The point I'm trying to make is this: All of the preseason magazines and speculation happens without a single snap. Sometimes that speculation is right, but more often than not, it's wrong. Wasn't Georgia preseason number one a couple years ago? How did that turn out? Without a single game occurring, I could say that Washington State is going to the Rose Bowl. Some fans might be excited and some might just plain think I have no clue what I'm talking about. (By the way, Washington State isn't going to the Rose Bowl).
When the season starts, things are uncovered about teams. The season exposes the winners (LSU), the losers (TCU), and the surprises (Clemson). But it also exposes things on an even smaller level. It can reveal exciting new talent, problems with teams and a myriad of other things. While I could go on all day, breaking down what we've learned about every team up to this point in the season, I'm going to focus on one.
That team is Nebraska. There was certainly a lot of speculation surrounding this team, mostly about the new offense. The following are five surprises that very few, if any, people could have speculated about in the preseason.

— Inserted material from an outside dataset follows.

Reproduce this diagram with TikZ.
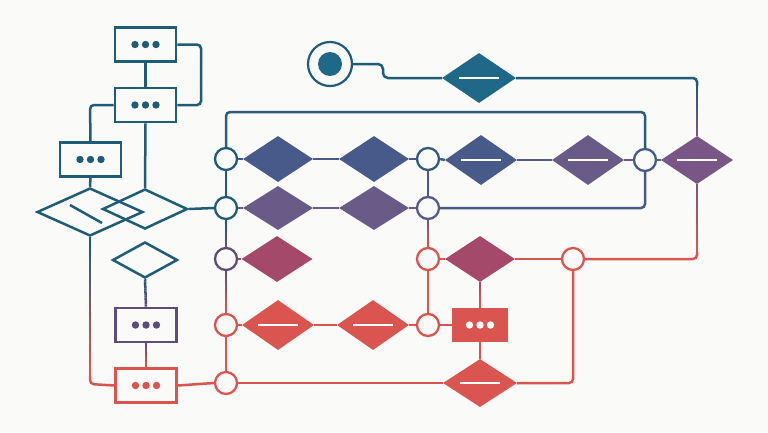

While one could have predicted a small letdown with the departure of Gomes, Hagg, Amukamara, and Thenarse, no one could have predicted this. Nebraska's secondary is one of the worst of the Bo Pelini-era. There are many excuses for this, the main one being youth. Sure, Alfonzo Dennard is back and locks down his side of the field, but the rest of it has holes big enough to land a helicopter in.
The defense was supposed to be a strength for Nebraska this year. That was speculation, but then again this whole article could be considered speculation, as there's the off chance that the secondary will get better.
Only time will tell, but right now the state the is in secondary comes as a major shock to many fans.
Many thought Nebraska's kicking game would suffer without the leg of Alex Henery. They couldn't have been more wrong. Maher, despite the unrealistic expectations placed on him by his pre-mentioned predecessor, has performed pretty well.
Maher has missed a couple long ones that Henery in all likelihood would have made, but it's his first year. Cut him some slack.
Maher is one of the better surprises on this Husker team.
When Ameer Abdullah's decision to come to Nebraska was announced, there wasn't much fanfare. Abdullah wasn't a highly-touted recruit, most likely the reason no one made a big deal about his commitment.
But what he has done on special teams is impressive. Nebraska now has a legitimate home run threat on both kickoffs and punts. Ameer, like Maher, is a pleasant discovery.
Fans of Nebraska saw what some of the new talent at receiver could do in the spring, but they had no idea how good it could be. Nebraska's receiving corps is comprised of very speedy guys.
Jamal Turner and Kenny Bell have been equally impressive, often burning defenders for the deep ball. Brandon Kinnie had a slow start to his season but has quietly been getting his numbers.
This year receiver is actually a strength of the Husker offense, if only there was a more consistent way of getting it in their hands.
One thing that has consistently plagued the Huskers for the last couple of years was penalties. Though it's still early in the season, Nebraska has done pretty well limiting the number of penalties they've received.
Only time will tell if they can keep limiting their mistakes. They did convert to their old selves against Wisconsin, racking a good deal of penalties.